↓↓↓

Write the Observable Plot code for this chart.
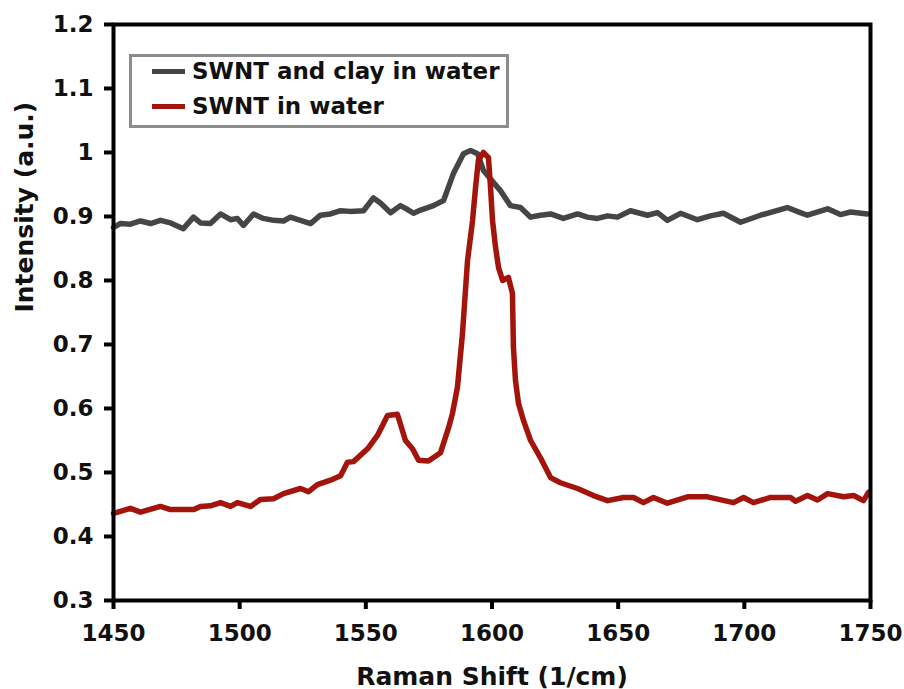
<!DOCTYPE html>
<html>
<head>
<meta charset="utf-8">
<script src="https://cdn.jsdelivr.net/npm/d3@7"></script>
<script src="https://cdn.jsdelivr.net/npm/@observablehq/plot@0.6"></script>
<style>
  html, body { margin: 0; padding: 0; background: #fff; }
  #wrap { position: relative; width: 904px; height: 689px; font-family: "DejaVu Sans", sans-serif; font-weight: bold; }
  #legend { position: absolute; left: 129px; top: 54px; width: 374px; height: 68px; border: 3px solid #8c8c8c; background: #fff; }
  .item { position: absolute; left: 20px; display: flex; align-items: center; font-size: 23px; line-height: 28px; color: #111; white-space: nowrap; }
  .sw { width: 33px; height: 5px; margin-right: 7px; }
</style>
</head>
<body>
<div id="wrap"></div>
<script>
const seriesNames = ["SWNT and clay in water", "SWNT in water"];
const seriesColors = ["#454545", "#a3150c"];
const xTicks = [1450, 1500, 1550, 1600, 1650, 1700, 1750];
const yTicks = [0.3, 0.4, 0.5, 0.6, 0.7, 0.8, 0.9, 1.0, 1.1, 1.2];

const clayShift = [1450,1452.8,1456.7,1460.7,1464.7,1468.6,1472.6,1477.7,1481.7,1484.5,1488.4,1492.4,1496.4,1499.1,1501.5,1505.5,1509.4,1513.4,1517.4,1520.1,1524.1,1528.1,1532,1536,1540,1543.9,1549.1,1553,1555.8,1559.8,1563.7,1566.1,1568.9,1571.7,1576.8,1580.8,1584.7,1588.7,1591.5,1594.3,1596.6,1600.6,1603.4,1607.3,1611.3,1615.3,1619.2,1623.2,1628.3,1633.9,1637.8,1641.8,1645.8,1649.7,1654.9,1661.6,1665.6,1669.5,1674.7,1681.4,1686.6,1691.7,1698.5,1706.4,1717,1722.2,1725,1733,1738.1,1742.1,1748.8];
const clayIntensity = [0.883,0.889,0.888,0.893,0.889,0.894,0.890,0.881,0.899,0.890,0.889,0.904,0.895,0.897,0.886,0.904,0.897,0.894,0.893,0.899,0.894,0.889,0.902,0.904,0.909,0.908,0.909,0.929,0.921,0.906,0.917,0.912,0.905,0.910,0.917,0.925,0.967,0.998,1.003,0.998,0.972,0.953,0.940,0.917,0.914,0.899,0.902,0.904,0.897,0.904,0.899,0.897,0.901,0.899,0.909,0.902,0.906,0.894,0.905,0.895,0.901,0.905,0.891,0.902,0.914,0.906,0.902,0.912,0.903,0.907,0.904];

const waterShift = [1450,1456.7,1460.7,1468.6,1472.6,1481.7,1484.5,1488.4,1492.4,1496.4,1499.1,1504.3,1508.3,1513.4,1517.4,1524.1,1527.3,1530.8,1536,1540,1542.7,1545.1,1550.7,1554.6,1558.6,1562.5,1565.7,1568.5,1570.9,1574.8,1579.6,1582.8,1584.3,1586.3,1588.3,1590.3,1592.3,1593.5,1594.6,1596.6,1598.6,1599.4,1600.2,1601.4,1602.6,1604.2,1606.5,1608.1,1608.5,1609.3,1610.5,1612.5,1615.3,1619.2,1623.2,1627.1,1633.9,1640.2,1645.8,1652.1,1656.1,1660,1664,1669.5,1677.5,1685.4,1695.7,1699.7,1703.6,1710.4,1718.3,1720.3,1725,1729,1733,1739.3,1743.3,1747.2,1749.2];
const waterIntensity = [0.436,0.444,0.438,0.447,0.442,0.442,0.447,0.448,0.453,0.447,0.453,0.447,0.458,0.459,0.467,0.475,0.470,0.481,0.488,0.495,0.516,0.517,0.537,0.558,0.589,0.591,0.550,0.537,0.519,0.518,0.531,0.570,0.592,0.633,0.717,0.831,0.894,0.946,0.988,1.000,0.992,0.946,0.894,0.852,0.820,0.800,0.805,0.780,0.695,0.644,0.608,0.581,0.550,0.523,0.492,0.484,0.475,0.464,0.456,0.461,0.461,0.453,0.461,0.452,0.462,0.462,0.453,0.461,0.453,0.461,0.461,0.455,0.464,0.457,0.467,0.462,0.464,0.456,0.469];

const clay = clayShift.map((x, i) => ({x, y: clayIntensity[i], s: seriesNames[0]}));
const water = waterShift.map((x, i) => ({x, y: waterIntensity[i], s: seriesNames[1]}));

const font = {fontFamily: "DejaVu Sans", fontWeight: "bold"};

const chart = Plot.plot({
  width: 904,
  height: 689,
  marginLeft: 113,
  marginRight: 34,
  marginTop: 24,
  marginBottom: 89,
  style: {fontFamily: "DejaVu Sans", fontWeight: "bold", fontSize: "23px", color: "#111", background: "#fff"},
  x: {domain: [1450, 1750]},
  y: {domain: [0.3, 1.2]},
  marks: [
    Plot.line(clay, {x: "x", y: "y", stroke: seriesColors[0], strokeWidth: 5.5, strokeLinejoin: "round", strokeLinecap: "round"}),
    Plot.line(water, {x: "x", y: "y", stroke: seriesColors[1], strokeWidth: 5.5, strokeLinejoin: "round", strokeLinecap: "round"}),
    Plot.axisX({ticks: xTicks, tickSize: 9, tickPadding: 15, strokeWidth: 4, stroke: "#000", fontSize: 23, label: null, tickFormat: d => String(d)}),
    Plot.axisY({ticks: yTicks, tickSize: 9, tickPadding: 11, strokeWidth: 4, stroke: "#000", fontSize: 23, label: null, tickFormat: d => String(+d.toFixed(1))}),
    Plot.frame({stroke: "#000", strokeWidth: 4}),
    Plot.text(["Raman Shift (1/cm)"], {frameAnchor: "bottom", dy: 84, text: d => d, fontSize: 25, ...font, fill: "#111"}),
    Plot.text(["Intensity (a.u.)"], {frameAnchor: "left", dx: -89, rotate: -90, text: d => d, fontSize: 25, ...font, fill: "#111"})
  ]
});

const wrap = document.getElementById("wrap");
wrap.appendChild(chart);
const legend = document.createElement("div");
legend.id = "legend";
seriesNames.forEach((name, i) => {
  const item = document.createElement("div");
  item.className = "item";
  item.style.top = (i === 0 ? 0 : 35) + "px";
  const sw = document.createElement("span");
  sw.className = "sw";
  sw.style.background = seriesColors[i];
  const t = document.createElement("span");
  t.textContent = name;
  item.appendChild(sw);
  item.appendChild(t);
  legend.appendChild(item);
});
wrap.appendChild(legend);
</script>
</body>
</html>
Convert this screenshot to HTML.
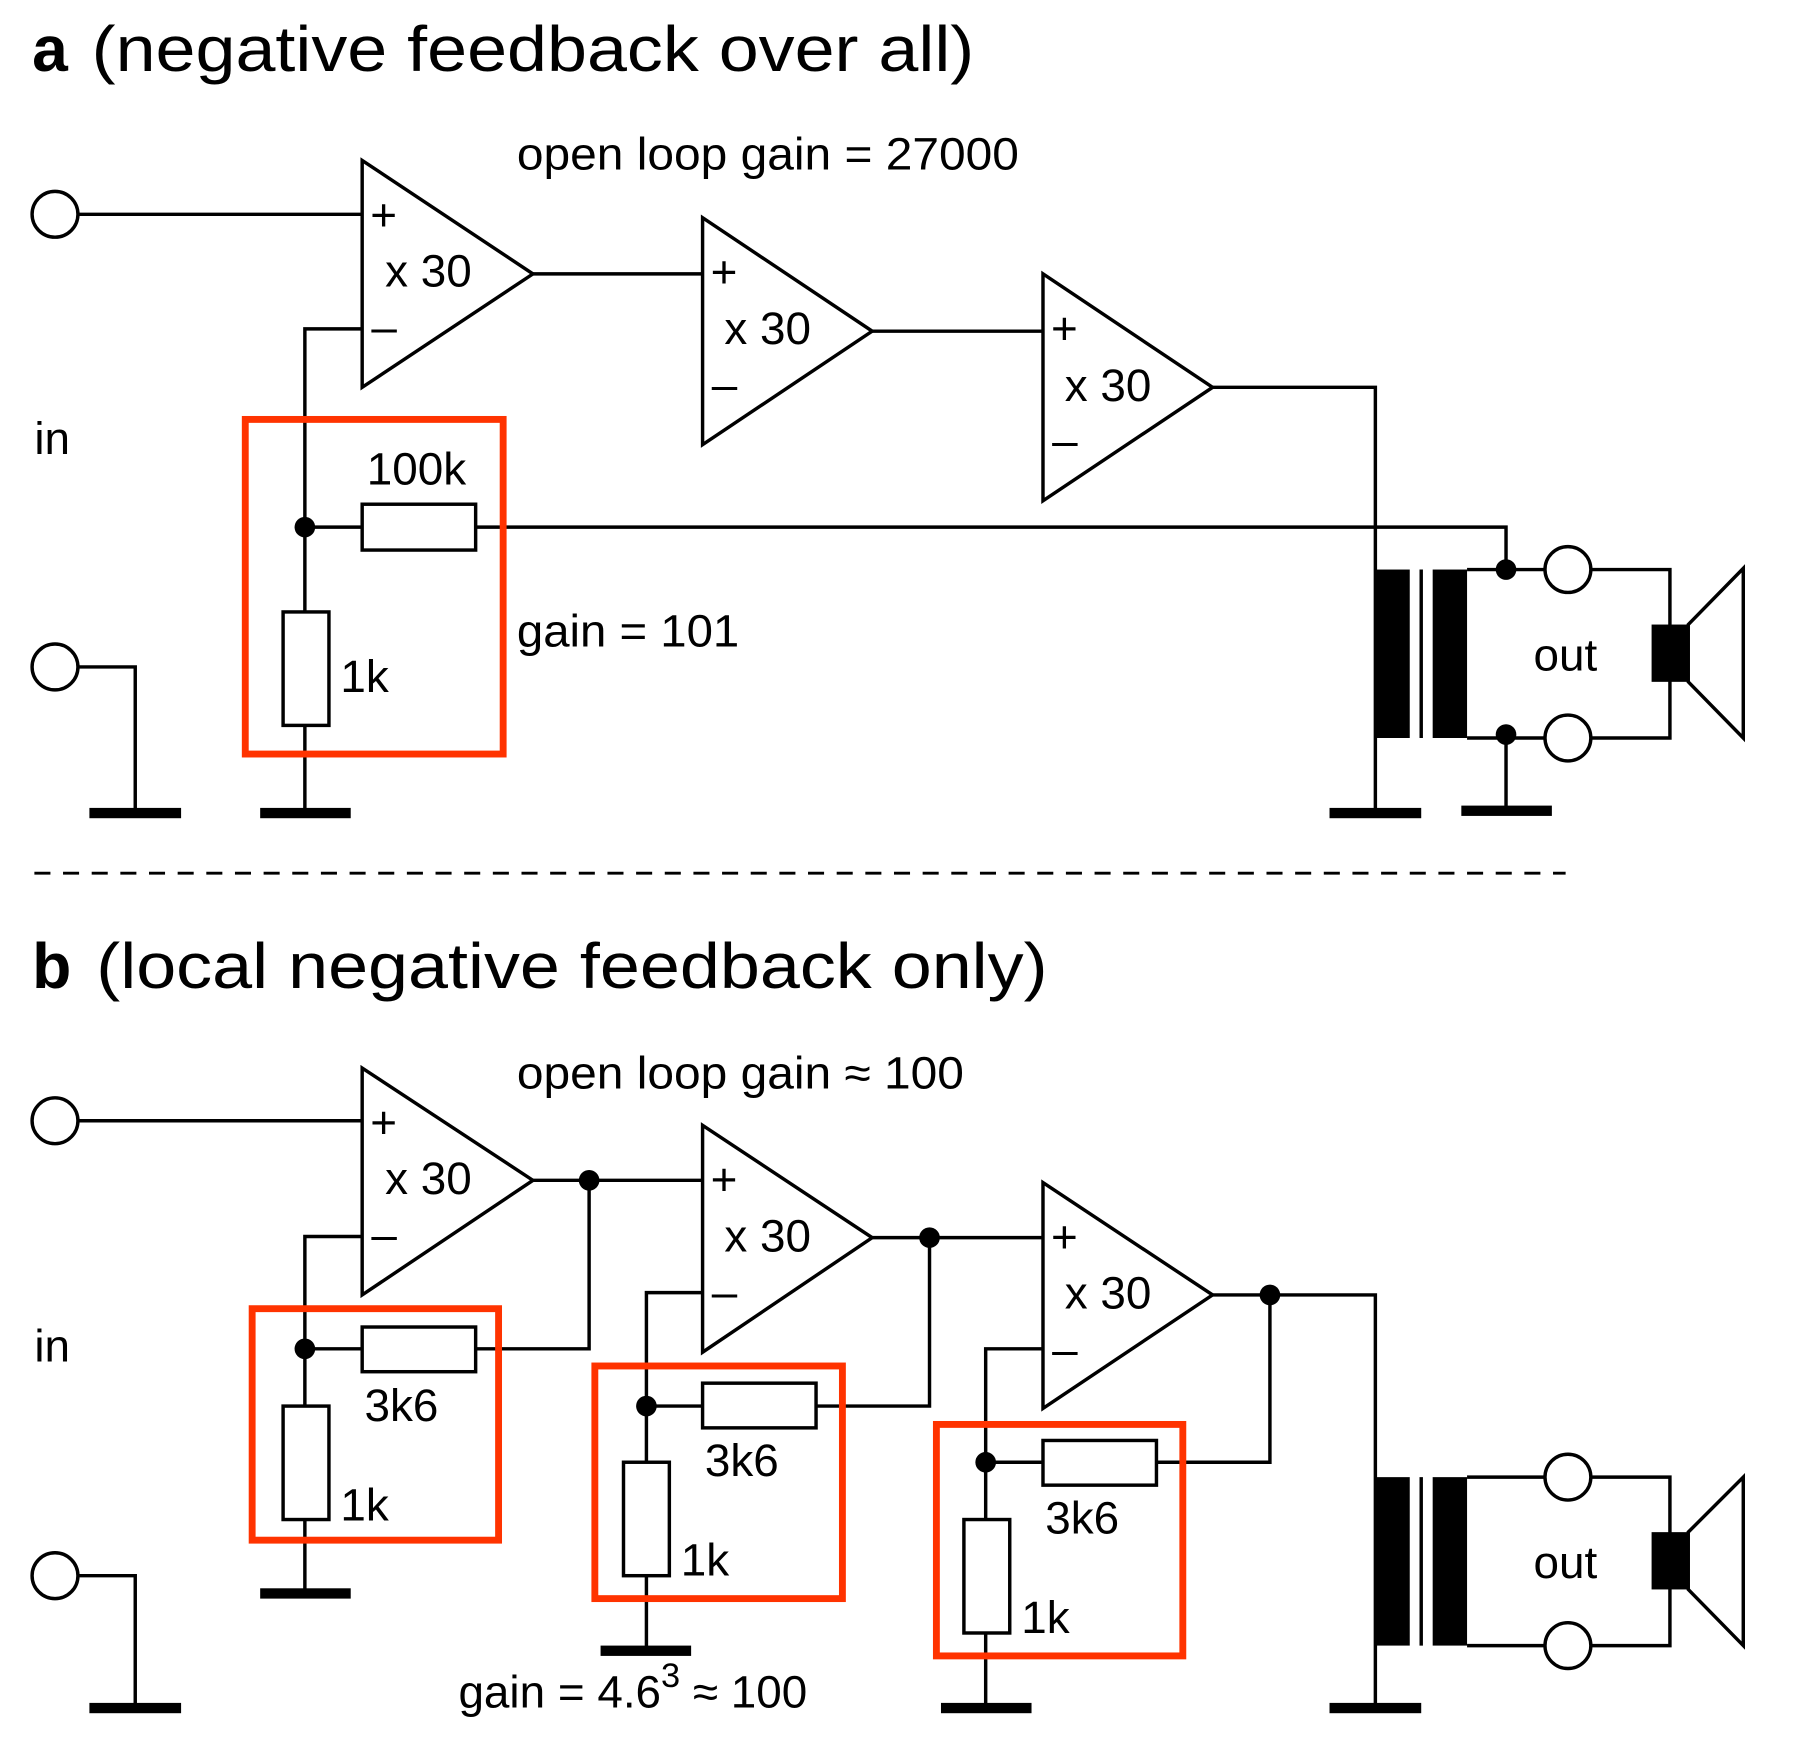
<!DOCTYPE html>
<html><head><meta charset="utf-8"><style>html,body{margin:0;padding:0;background:#fff}svg{display:block}</style></head>
<body>
<svg width="1796" height="1743" viewBox="0 0 1567 1521" preserveAspectRatio="none" xmlns="http://www.w3.org/2000/svg" font-family="Liberation Sans, sans-serif">
<rect width="1567" height="1521" fill="#fff"/>
<g fill="#000">
<text x="28" y="62" font-size="56" font-weight="bold">a</text>
<text x="80" y="62" font-size="56" textLength="770" lengthAdjust="spacingAndGlyphs">(negative feedback over all)</text>
<text x="28" y="862" font-size="56" font-weight="bold">b</text>
<text x="84" y="862" font-size="56" textLength="830" lengthAdjust="spacingAndGlyphs">(local negative feedback only)</text>
</g>
<g font-size="40" fill="#000">
<text x="451" y="148" textLength="438" lengthAdjust="spacingAndGlyphs">open loop gain = 27000</text>
<text x="30" y="396">in</text>
<text x="320" y="423">100k</text>
<text x="297" y="604">1k</text>
<text x="451" y="564" textLength="194" lengthAdjust="spacingAndGlyphs">gain = 101</text>
<text x="1338" y="585">out</text>
<text x="336" y="250">x 30</text><text x="632" y="300">x 30</text><text x="929" y="350">x 30</text>
<text x="451" y="950" textLength="390" lengthAdjust="spacingAndGlyphs">open loop gain ≈ 100</text>
<text x="30" y="1188">in</text>
<text x="336" y="1042">x 30</text><text x="632" y="1092">x 30</text><text x="929" y="1142">x 30</text>
<text x="318" y="1240">3k6</text><text x="297" y="1327">1k</text>
<text x="615" y="1288">3k6</text><text x="594" y="1375">1k</text>
<text x="912" y="1338">3k6</text><text x="891" y="1425">1k</text>
<text x="1338" y="1377">out</text>
<text x="400" y="1490">gain = 4.6<tspan font-size="30" dy="-18">3</tspan><tspan dy="18"> ≈ 100</tspan></text>
</g>
<g font-size="40" fill="#000">
<text x="323" y="201">+</text><text x="324" y="299">–</text>
<text x="620" y="251">+</text><text x="621" y="349">–</text>
<text x="917" y="300">+</text><text x="918" y="398">–</text>
<text x="323" y="993">+</text><text x="324" y="1091">–</text>
<text x="620" y="1043">+</text><text x="621" y="1141">–</text>
<text x="917" y="1093">+</text><text x="918" y="1191">–</text>
</g>
<g stroke="#000" stroke-width="3" fill="none">
<polygon points="316,140 316,338 465,239"/>
<polygon points="613,190 613,388 761,289"/>
<polygon points="910,239 910,437 1058,338"/>
<path d="M68,187H316 M316,287H266V710 M465,239H613 M761,289H910 M1058,338H1200V710 M68,582H118V710 M266,460H316 M415,460H1314V497 M1280,497H1348 M1388,497H1457V644H1388 M1280,644H1348 M1314,644V707"/>
<circle cx="48" cy="187" r="20" fill="#fff"/><circle cx="48" cy="582" r="20" fill="#fff"/>
<circle cx="1368" cy="497" r="20" fill="#fff"/><circle cx="1368" cy="644" r="20" fill="#fff"/>
<rect x="316" y="440" width="99" height="40" fill="#fff"/>
<rect x="247" y="534" width="40" height="99" fill="#fff"/>
<polygon points="1473,545 1521,496 1521,644 1473,595" fill="#fff"/>
<polygon points="316,932 316,1130 465,1030"/>
<polygon points="613,982 613,1180 761,1080"/>
<polygon points="910,1032 910,1229 1058,1130"/>
<path d="M68,978H316 M316,1079H266V1390 M465,1030H613 M514,1030V1177H415 M266,1177H316
M613,1128H564V1440 M761,1080H910 M811,1080V1227H712 M564,1227H613
M910,1177H860V1490 M1058,1130H1200V1490 M1108,1130V1276H1009 M860,1276H910
M68,1375H118V1490 M1280,1289H1348 M1388,1289H1457V1436H1388 M1280,1436H1348"/>
<circle cx="48" cy="978" r="20" fill="#fff"/><circle cx="48" cy="1375" r="20" fill="#fff"/>
<circle cx="1368" cy="1289" r="20" fill="#fff"/><circle cx="1368" cy="1436" r="20" fill="#fff"/>
<rect x="316" y="1158" width="99" height="39" fill="#fff"/><rect x="247" y="1227" width="40" height="99" fill="#fff"/>
<rect x="613" y="1207" width="99" height="39" fill="#fff"/><rect x="544" y="1276" width="40" height="99" fill="#fff"/>
<rect x="910" y="1257" width="99" height="39" fill="#fff"/><rect x="841" y="1326" width="40" height="99" fill="#fff"/>
<polygon points="1473,1337 1521,1289 1521,1436 1473,1387" fill="#fff"/>
<line x1="1240" y1="497" x2="1240" y2="644"/><line x1="1240" y1="1289" x2="1240" y2="1436"/>
</g>
<g fill="#000">
<rect x="78" y="705" width="80" height="9"/><rect x="227" y="705" width="79" height="9"/>
<rect x="1160" y="705" width="80" height="9"/><rect x="1275" y="703" width="79" height="9"/>
<rect x="1200" y="497" width="30" height="147"/><rect x="1250" y="497" width="30" height="147"/>
<rect x="1441" y="545" width="32" height="50"/>
<circle cx="266" cy="460" r="9"/><circle cx="1314" cy="497" r="9"/><circle cx="1314" cy="641" r="9"/>
<rect x="227" y="1386" width="79" height="9"/><rect x="524" y="1436" width="79" height="9"/>
<rect x="78" y="1486" width="80" height="9"/><rect x="821" y="1486" width="79" height="9"/><rect x="1160" y="1486" width="80" height="9"/>
<rect x="1200" y="1289" width="30" height="147"/><rect x="1250" y="1289" width="30" height="147"/>
<rect x="1441" y="1337" width="32" height="50"/>
<circle cx="266" cy="1177" r="9"/><circle cx="514" cy="1030" r="9"/>
<circle cx="564" cy="1227" r="9"/><circle cx="811" cy="1080" r="9"/>
<circle cx="860" cy="1276" r="9"/><circle cx="1108" cy="1130" r="9"/>
</g>
<line x1="30" y1="762" x2="1366" y2="762" stroke="#000" stroke-width="2.5" stroke-dasharray="14,11"/>
<g stroke="#ff3300" stroke-width="6" fill="none">
<rect x="214" y="366" width="225" height="292"/>
<rect x="220" y="1142" width="215" height="202"/>
<rect x="519" y="1192" width="216" height="203"/>
<rect x="817" y="1243" width="215" height="202"/>
</g>
</svg>
</body></html>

↑↑↑

* _Set exercise_:
Please give again the entries word for word, starting at the first line and ending with the line that contains "1.0, 1.1, 1.2];"; include both of those lines but none of the pictures.

* _Worked solution_:
Write the Observable Plot code for this chart.
<!DOCTYPE html>
<html>
<head>
<meta charset="utf-8">
<script src="https://cdn.jsdelivr.net/npm/d3@7"></script>
<script src="https://cdn.jsdelivr.net/npm/@observablehq/plot@0.6"></script>
<style>
  html, body { margin: 0; padding: 0; background: #fff; }
  #wrap { position: relative; width: 904px; height: 689px; font-family: "DejaVu Sans", sans-serif; font-weight: bold; }
  #legend { position: absolute; left: 129px; top: 54px; width: 374px; height: 68px; border: 3px solid #8c8c8c; background: #fff; }
  .item { position: absolute; left: 20px; display: flex; align-items: center; font-size: 23px; line-height: 28px; color: #111; white-space: nowrap; }
  .sw { width: 33px; height: 5px; margin-right: 7px; }
</style>
</head>
<body>
<div id="wrap"></div>
<script>
const seriesNames = ["SWNT and clay in water", "SWNT in water"];
const seriesColors = ["#454545", "#a3150c"];
const xTicks = [1450, 1500, 1550, 1600, 1650, 1700, 1750];
const yTicks = [0.3, 0.4, 0.5, 0.6, 0.7, 0.8, 0.9, 1.0, 1.1, 1.2];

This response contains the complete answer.